Findings of the study will be disseminated to policymakers in government and to decision-makers at the nation’s original equipment manufacturers, or OEMs. Anyone who completes the survey will receive free access to the study's findings, which will include a wide array of benchmarks.
"We hope to understand the challenges confronting this vital industry after its near collapse,” said Susan Helper, lead researcher on the study. Helper is AT&T Professor of Economics and department chair for economics at Weatherhead.
“The study will provide the first in-depth look at all levels of the supply chain in the U.S. since the recent economic crisis and enable us to make informed policy recommendations,” Helper said. “We are surveying the full spectrum of companies of every size all across the country. They supply everything from fasteners to complete seat assemblies."

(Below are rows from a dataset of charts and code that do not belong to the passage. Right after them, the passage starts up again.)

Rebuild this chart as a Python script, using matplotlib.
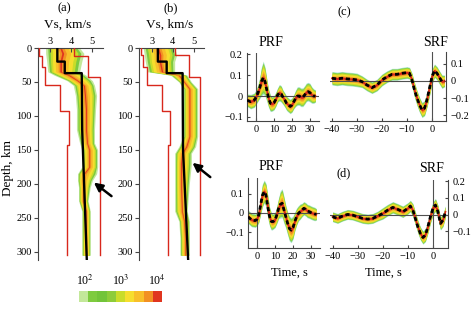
import numpy as np
import matplotlib
matplotlib.use("Agg")
import matplotlib.pyplot as plt
from matplotlib.colors import ListedColormap

W, H = 474, 323

# --- (a), (b): Vs ensemble envelope (depth, outer left, outer right, core) ---
A_Z = [0, 8, 20, 35, 40, 48, 55, 70, 90, 120, 140, 150, 175, 185, 195, 205, 225, 240, 260, 300, 305]
A_LEFT = [2.8, 2.8, 2.85, 2.9, 3.2, 3.8, 4.1, 4.2, 4.25, 4.25, 4.4, 4.5, 4.5, 4.3, 4.3, 4.35, 4.35, 4.5, 4.5, 4.5, 4.5]
A_RIGHT = [4.4, 4.6, 4.5, 4.4, 4.7, 5.0, 5.1, 5.2, 5.15, 5.1, 5.1, 5.25, 5.25, 5.2, 5.0, 4.9, 4.8, 4.9, 4.9, 4.9, 4.9]
A_CORE = [3.5, 3.6, 3.5, 3.5, 3.9, 4.3, 4.6, 4.65, 4.7, 4.7, 4.75, 4.85, 4.85, 4.6, 4.55, 4.55, 4.55, 4.7, 4.7, 4.7, 4.7]

B_Z = [0, 10, 20, 35, 40, 50, 60, 90, 130, 145, 155, 170, 200, 240, 255, 280, 305]
B_LEFT = [2.6, 2.65, 2.7, 2.8, 3.9, 4.3, 4.5, 4.5, 4.5, 4.3, 4.1, 4.1, 4.1, 4.1, 4.3, 4.35, 4.35]
B_RIGHT = [4.1, 4.2, 4.1, 4.1, 4.7, 4.9, 5.2, 5.2, 5.2, 5.1, 4.9, 4.9, 4.8, 4.7, 4.8, 4.8, 4.8]
B_CORE = [3.3, 3.4, 3.4, 3.5, 4.3, 4.55, 4.8, 4.8, 4.8, 4.65, 4.45, 4.4, 4.4, 4.45, 4.55, 4.6, 4.6]

# search bounds: layer top depth and velocity (last point = bottom)
A_RED_L_Z = [0, 12, 28, 55, 92, 143, 305]
A_RED_L_V = [2.5, 2.62, 2.76, 3.47, 3.9, 3.8, 3.8]
A_RED_R_Z = [0, 12, 43, 305]
A_RED_R_V = [4.13, 4.8, 5.35, 5.35]
B_RED_L_Z = [0, 10, 28, 55, 92, 143, 305]
B_RED_L_V = [2.5, 2.6, 2.78, 3.5, 3.87, 3.77, 3.77]
B_RED_R_Z = [0, 10, 43, 305]
B_RED_R_V = [4.1, 4.8, 5.33, 5.33]

# best model
A_BLK_Z = [0, 20, 20, 37, 37, 120, 314]
A_BLK_V = [3.35, 3.35, 3.7, 3.7, 4.5, 4.52, 4.74]
B_BLK_Z = [0, 20, 20, 37, 37, 150, 316]
B_BLK_V = [3.3, 3.3, 3.72, 3.72, 4.48, 4.5, 4.75]

A_ARROW = ((5.07, 198), (5.9, 218))
B_ARROW = ((4.95, 169), (5.8, 190))

# --- (c), (d): receiver functions ---
PRF_T = [-5, -3, -1, 0, 1, 2, 3, 4, 5, 6, 7, 8, 9, 10, 11, 12, 13, 14, 15, 16,
         17, 18, 19, 20, 21, 22, 23, 24, 25, 26, 27, 28, 29, 30, 31, 32, 33]
SRF_T = [-40, -38, -36, -34, -32, -30, -28, -26, -24, -22, -20, -18, -16, -14, -12, -10,
         -9, -8, -7, -6, -5, -4, -3, -2, -1, 0, 1, 2, 3, 4, 5]

PRF_C = [-0.02, -0.027, -0.02, -0.006, 0.013, 0.037, 0.07, 0.088, 0.07, 0.029,
         -0.011, -0.035, -0.038, -0.032, -0.016, 0.005, 0.016, 0.01, -0.006, -0.019,
         -0.035, -0.043, -0.05, -0.043, -0.027, -0.011, 0.0, 0.0, -0.006, -0.006,
         0.005, 0.018, 0.021, 0.016, 0.005, 0.0, 0.0]
PRF_C_SPREAD = [0.03, 0.035, 0.035, 0.035, 0.04, 0.05, 0.07, 0.08, 0.07, 0.055,
                0.045, 0.04, 0.035, 0.035, 0.035, 0.035, 0.04, 0.04, 0.035, 0.035,
                0.035, 0.035, 0.035, 0.035, 0.035, 0.04, 0.045, 0.045, 0.045, 0.045,
                0.045, 0.045, 0.045, 0.045, 0.04, 0.035, 0.03]
SRF_C = [0.016, 0.012, 0.016, 0.012, 0.01, 0.006, -0.004, -0.024, -0.039, -0.024,
         0.006, 0.025, 0.039, 0.039, 0.045, 0.049,
         0.045, 0.006, -0.053, -0.10, -0.14, -0.17, -0.16, -0.11, -0.043, 0.025,
         0.06, 0.045, 0.02, -0.004, 0.0]
SRF_C_SPREAD = [0.04, 0.04, 0.04, 0.04, 0.04, 0.04, 0.035, 0.035, 0.035, 0.035,
                0.035, 0.035, 0.035, 0.035, 0.035, 0.035,
                0.035, 0.04, 0.045, 0.045, 0.045, 0.045, 0.045, 0.045, 0.045, 0.045,
                0.04, 0.04, 0.04, 0.04, 0.035]
PRF_D = [-0.019, -0.036, -0.039, -0.032, -0.01, 0.041, 0.09, 0.11, 0.092, 0.032,
         -0.019, -0.044, -0.044, -0.036, -0.01, 0.024, 0.045, 0.05, 0.015, -0.019,
         -0.053, -0.08, -0.088, -0.075, -0.044, -0.019, -0.002, 0.007, 0.015, 0.024,
         0.019, 0.01, 0.007, 0.002, -0.002, -0.005, -0.007]
PRF_D_SPREAD = [0.035, 0.035, 0.035, 0.035, 0.04, 0.05, 0.06, 0.06, 0.06, 0.06,
                0.05, 0.045, 0.04, 0.04, 0.045, 0.055, 0.07, 0.075, 0.07, 0.06,
                0.06, 0.065, 0.065, 0.06, 0.05, 0.045, 0.04, 0.04, 0.035, 0.035,
                0.035, 0.035, 0.035, 0.035, 0.035, 0.035, 0.03]
SRF_D = [-0.013, -0.023, -0.009, 0.001, -0.003, -0.013, -0.023, -0.027, -0.023, -0.009,
         0.007, 0.027, 0.043, 0.031, 0.017, 0.037,
         0.051, 0.027, -0.023, -0.073, -0.113, -0.137, -0.123, -0.073, -0.013, 0.037,
         0.057, 0.017, -0.053, -0.033, 0.017]
SRF_D_SPREAD = [0.03, 0.03, 0.03, 0.03, 0.03, 0.03, 0.03, 0.03, 0.03, 0.03,
                0.035, 0.035, 0.035, 0.035, 0.035, 0.035,
                0.035, 0.04, 0.04, 0.04, 0.04, 0.04, 0.04, 0.04, 0.04, 0.04,
                0.04, 0.04, 0.04, 0.04, 0.035]

CBAR_COLORS = ["#c3e89a", "#7ecb3f", "#72c43a", "#8dcc3a", "#c9dc2a",
               "#f6de2e", "#f8bf2a", "#f29023", "#e0351f"]
VS_COLORS = ["#c3e89a", "#7ecb3f", "#c9dc2a", "#f6de2e", "#f8bf2a", "#f29023", "#e0351f"]
VS_FRAC = [1.0, 0.86, 0.72, 0.58, 0.38, 0.18, 0.05]
RF_COLORS = ["#a9e3cf", "#86d24a", "#c9dc2a", "#f6de2e", "#f5b02a", "#f08a22", "#e0351f"]
RF_FRAC = [1.0, 0.9, 0.75, 0.6, 0.42, 0.28, 0.12]

SPINE = "#444444"
TICK_FS = 7.5

plt.rcParams["font.family"] = ["Liberation Serif", "DejaVu Serif"]
plt.rcParams["mathtext.fontset"] = "stix"

fig = plt.figure(figsize=(W / 100, H / 100), dpi=100)


def px_axes(l, t, r, b):
    ax = fig.add_axes([l / W, 1 - b / H, (r - l) / W, (b - t) / H])
    ax.patch.set_visible(False)
    return ax


def px_text(x, y, s, **kw):
    fig.text(x / W, 1 - y / H, s, ha="center", va="center", **kw)


def vs_panel(box, xlim, z, left, right, core, red_l, red_r, blk, arrow):
    ax = px_axes(*box)
    z, left, right, core = map(np.asarray, (z, left, right, core))
    for f, col in zip(VS_FRAC, VS_COLORS):
        ax.fill_betweenx(z, core + f * (left - core), core + f * (right - core),
                         color=col, lw=0, zorder=1)
    for zz, vv in (red_l, red_r):
        ax.plot(vv, zz, drawstyle="steps-pre", color="#d8281c", lw=1.0, zorder=3)
    ax.plot(blk[1], blk[0], color="k", lw=1.7, zorder=4)
    ax.annotate("", xy=arrow[0], xytext=arrow[1], annotation_clip=False,
                arrowprops=dict(arrowstyle="-|>,head_length=0.5,head_width=0.25",
                                color="k", lw=1.8, shrinkA=0, shrinkB=0))
    ax.set_xlim(*xlim)
    ax.set_ylim(312, 0)
    ax.xaxis.tick_top()
    ax.set_xticks([3, 4, 5])
    ax.set_yticks([0, 50, 100, 150, 200, 250, 300])
    ax.tick_params(axis="x", direction="in", length=3, pad=1.5, labelsize=TICK_FS,
                   color=SPINE, width=0.8)
    ax.tick_params(axis="y", direction="out", length=3, pad=1.5, labelsize=TICK_FS,
                   color=SPINE, width=0.8)
    for s in ("right", "bottom"):
        ax.spines[s].set_visible(False)
    for s in ("left", "top"):
        ax.spines[s].set_color(SPINE)
        ax.spines[s].set_linewidth(0.8)
    return ax


def rf_panel(box, t, med, spread, xlim, ylim, yticks, ylabels, xticks, side):
    ax = px_axes(*box)
    t, med, spread = map(np.asarray, (t, med, spread))
    for f, col in zip(RF_FRAC, RF_COLORS):
        ax.fill_between(t, med - f * spread, med + f * spread, color=col, lw=0, zorder=1)
    ax.axhline(0, color="#505050", lw=0.8, zorder=2)
    ax.axvline(0, color="#505050", lw=0.8, zorder=2)
    ax.plot(t, med, color="#d8261c", lw=1.2, zorder=3)
    ax.plot(t, med, color="k", lw=2.0, dashes=(1.5, 1.0), zorder=4)
    ax.set_xlim(*xlim)
    ax.set_ylim(*ylim)
    ax.set_xticks(xticks)
    ax.set_xticklabels([str(v).replace("-", "\u2212") for v in xticks])
    ax.set_yticks(yticks)
    ax.set_yticklabels(ylabels)
    other = "right" if side == "left" else "left"
    ax.spines["top"].set_visible(False)
    ax.spines[other].set_visible(False)
    for s in (side, "bottom"):
        ax.spines[s].set_color(SPINE)
        ax.spines[s].set_linewidth(0.8)
    if side == "right":
        ax.yaxis.tick_right()
    ax.tick_params(direction="in", length=2.5, pad=3, labelsize=TICK_FS,
                   color=SPINE, width=0.8)
    return ax


# (a) and (b)
vs_panel((38, 48, 103, 260), (2.44, 5.5), A_Z, A_LEFT, A_RIGHT, A_CORE,
         (A_RED_L_Z, A_RED_L_V), (A_RED_R_Z, A_RED_R_V), (A_BLK_Z, A_BLK_V), A_ARROW)
vs_panel((139, 48, 204, 260), (2.4, 5.5), B_Z, B_LEFT, B_RIGHT, B_CORE,
         (B_RED_L_Z, B_RED_L_V), (B_RED_R_Z, B_RED_R_V), (B_BLK_Z, B_BLK_V), B_ARROW)

px_text(64, 8, "(a)", fontsize=9)
px_text(68, 25, "Vs, km/s", fontsize=9.5)
px_text(171, 8, "(b)", fontsize=9)
px_text(170, 25, "Vs, km/s", fontsize=9.5)
px_text(8, 168, "Depth, km", fontsize=9.5, rotation=90)

# colour scale
cax = px_axes(79, 291, 162, 302)
edges = np.linspace(1.83, 4.14, len(CBAR_COLORS) + 1)
cax.pcolormesh(edges, [0, 1], np.arange(len(CBAR_COLORS))[None, :],
               cmap=ListedColormap(CBAR_COLORS))
cax.set_xlim(1.83, 4.14)
cax.xaxis.tick_top()
cax.set_xticks([2, 3, 4])
cax.set_xticklabels(["10$^2$", "10$^3$", "10$^4$"])
cax.tick_params(length=0, pad=2, labelsize=8.5)
cax.set_yticks([])
for s in cax.spines.values():
    s.set_visible(False)

# (c)
rf_panel((247, 53, 319, 121), PRF_T, PRF_C, PRF_C_SPREAD, (-5, 35), (-0.12, 0.207),
         [-0.1, 0, 0.1, 0.2], ["\u22120.1", "0", "0.1", "0.2"], [0, 10, 20, 30], "left")
rf_panel((329.5, 52, 446, 121), SRF_T, SRF_C, SRF_C_SPREAD, (-41, 5.6), (-0.235, 0.17),
         [-0.2, -0.1, 0, 0.1], ["\u22120.2", "\u22120.1", "0", "0.1"],
         [-40, -30, -20, -10, 0], "right")
# (d)
rf_panel((248, 178, 320, 248), PRF_T, PRF_D, PRF_D_SPREAD, (-5, 35),
         (-0.18, 0.18), [-0.1, 0, 0.1], ["\u22120.1", "0", "0.1"], [0, 10, 20, 30], "left")
rf_panel((330, 180, 448, 248), SRF_T, SRF_D, SRF_D_SPREAD, (-41, 6), (-0.2, 0.207),
         [-0.1, 0, 0.1, 0.2], ["\u22120.1", "0", "0.1", "0.2"],
         [-40, -30, -20, -10, 0], "right")

px_text(344, 12, "(c)", fontsize=9)
px_text(271, 42, "PRF", fontsize=10)
px_text(436, 42, "SRF", fontsize=10)
px_text(344, 173, "(d)", fontsize=9)
px_text(271, 167, "PRF", fontsize=10)
px_text(432, 168, "SRF", fontsize=10)
px_text(289, 273, "Time, s", fontsize=9)
px_text(383, 273, "Time, s", fontsize=9)

fig.savefig("out.png", dpi=100, facecolor="white")
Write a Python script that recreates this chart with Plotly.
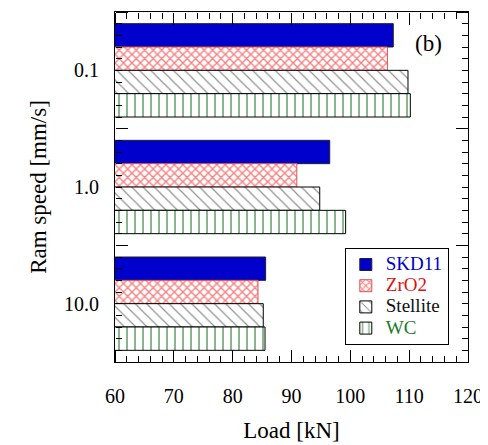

The study is funded by the U.S. Department of Labor and is endorsed by a variety of industry organizations: the Original Equipment Suppliers Association (OESA), the Center for Automotive Research (CAR), the Precision Metalforming Association (PMA), the National Tooling and Machining Association (NTMA), the Manufacturing Advocacy and Growth Network (MAGNET), the Michigan Manufacturing Technology Center (MMTC), and Polymer Ohio. The National Institute of Standards and Technology's Manufacturing Extension Program (NIST MEP) is also participating. The data collection process will be conducted by DataStat, Inc., an independent survey research organization.
"From our discussions with suppliers, we know that people in surviving firms are busier than ever, so we designed the survey to be really easy to answer," says Brian Peshek, project manager/technical consultant. "Investing only 15 minutes to confidentially answer a few questions will certainly yield returns to individual firms and to the industry as a whole."
Companies that supply goods or services used in the manufacture of new cars and light trucks are eligible. The researchers invite the participation of firms at all levels of the supply chain, including those who do not supply automakers directly, and those who provide tooling or engineering services. To arrange to participate, Peshek can be contacted by e-mail at email@example.com or by telephone at (216) 368-5791. Peshek said that the team at Case Western Reserve is extremely sensitive to concerns about confidentiality.
"We will only release aggregate data to the public, so it will be impossible to identify a firm or a person within a firm. And people need not worry about ending up on any mailing lists," Peshek said.
Professor Helper has studied the auto industry for over two decades. She frequently appears as an industry expert in media, such as The Wall Street Journal, The New York Times, and National Public Radio. She is also a judge for the Automotive News PACE Award for supplier innovation.